Chamfering, or beveling, the pipe’s exterior edge is equally important for a reliable joint. This slight angle prevents the sharp edge of the pipe from scraping or wiping the solvent cement off the fitting’s interior wall during assembly. If the cement is scraped away, it leaves a dry patch that cannot fuse, creating a potential leak path once the system is pressurized. Finally, both the pipe and the fitting socket must be wiped clean with a dry cloth to remove any moisture, dirt, or grease that could interfere with the primer and cement’s chemical reaction.
Technique for High-Pressure Joints
The application of the primer and cement must be executed swiftly and liberally to ensure a proper chemical weld. Primer is applied first to both the pipe end and the inside of the fitting socket, often requiring a second, aggressive coat on the pipe to ensure the rigid plastic is sufficiently softened. Immediately after priming, the solvent cement is applied using an applicator brush that should be approximately half the diameter of the pipe to ensure full coverage in one pass. A heavier coat of cement is applied to the pipe end, while a moderate, uniform coat is applied inside the fitting socket.
Assembly must occur quickly, ideally within seconds, while both the pipe and fitting surfaces are still wet with the solvent. The pipe is inserted forcefully into the fitting socket until it hits the stop, and a quarter-turn rotation is applied during insertion. This rotation helps to distribute the viscous cement evenly across the joint’s surface, ensuring a gap-free, uniform weld. Once the pipe is bottomed out in the fitting, it must be held firmly for a minimum of 30 to 60 seconds to prevent “blow-out” or “push-back,” which is the tendency of the pipe to be expelled slightly by the internal pressure created from the compressed air and solvent vapors.
Required Curing Time
The post-assembly curing period is the final step where the joint develops its full physical strength to handle sustained internal pressure. Rushing this stage is a common cause of failure in high-pressure systems. The full cure time is significantly longer than the initial set time, which is only the period before the joint can be handled without disturbing the alignment. For lines that will be pressurized, a minimum cure time of 24 hours is typically recommended before testing, though this is only a general guideline.

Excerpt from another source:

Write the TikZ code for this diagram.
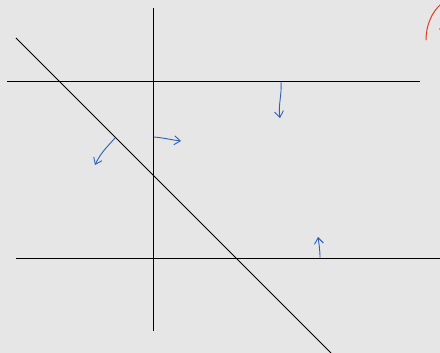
\documentclass[tikz,border=0pt]{standalone}
\usetikzlibrary{arrows.meta}
\definecolor{bg}{HTML}{E6E6E6}
\definecolor{pen}{HTML}{2B5FC0}
\definecolor{redpen}{HTML}{E8381E}
\begin{document}
\begin{tikzpicture}[x=1pt,y=-1pt,
  axis/.style={draw=black,line width=0.95pt},
  flow/.style={draw=pen,line width=0.9pt,line cap=round,-{Straight Barb[length=6pt,width=9pt]}}]
\fill[bg] (0,0) rectangle (440,353);
\useasboundingbox (0,0) rectangle (440,353);
% black lines
\draw[axis] (153,8) -- (153,331);
\draw[axis] (7,81) -- (420,81);
\draw[axis] (16,258) -- (440,258);
\draw[axis] (16,38) -- (331,353);
% blue arrows
\draw[flow] (281,82) .. controls (282,95) and (278,105) .. (280,118);
\draw[flow] (154,137) .. controls (165,138) and (172,140) .. (181,141);
\draw[flow] (115,138) .. controls (109,145) and (101,152) .. (95,165);
\draw[flow] (320,258) .. controls (320,250) and (319,244) .. (318,237);
% red arc
\draw[draw=redpen,line width=1pt,line cap=round] (426,40) .. controls (426,25) and (432,12) .. (441,4);
\fill[redpen] (439.5,29) circle (0.7);
\end{tikzpicture}
\end{document}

Several environmental and pipe-specific factors dramatically influence how quickly the solvents evaporate and the plastic re-hardens. Lower ambient temperatures, such as those below 40°F, slow the chemical reaction and can extend the required cure time from one day to several days or even a week. Similarly, high relative humidity can lengthen the cure time by 50% or more, as it hinders the evaporation of the solvents. Larger pipe diameters also require a longer cure because they demand more cement and have a greater volume of solvent that must dissipate. For pipes 2 inches and larger, especially in cooler conditions, waiting 48 hours or more before applying pressure ensures the joint has reached its intended strength rating.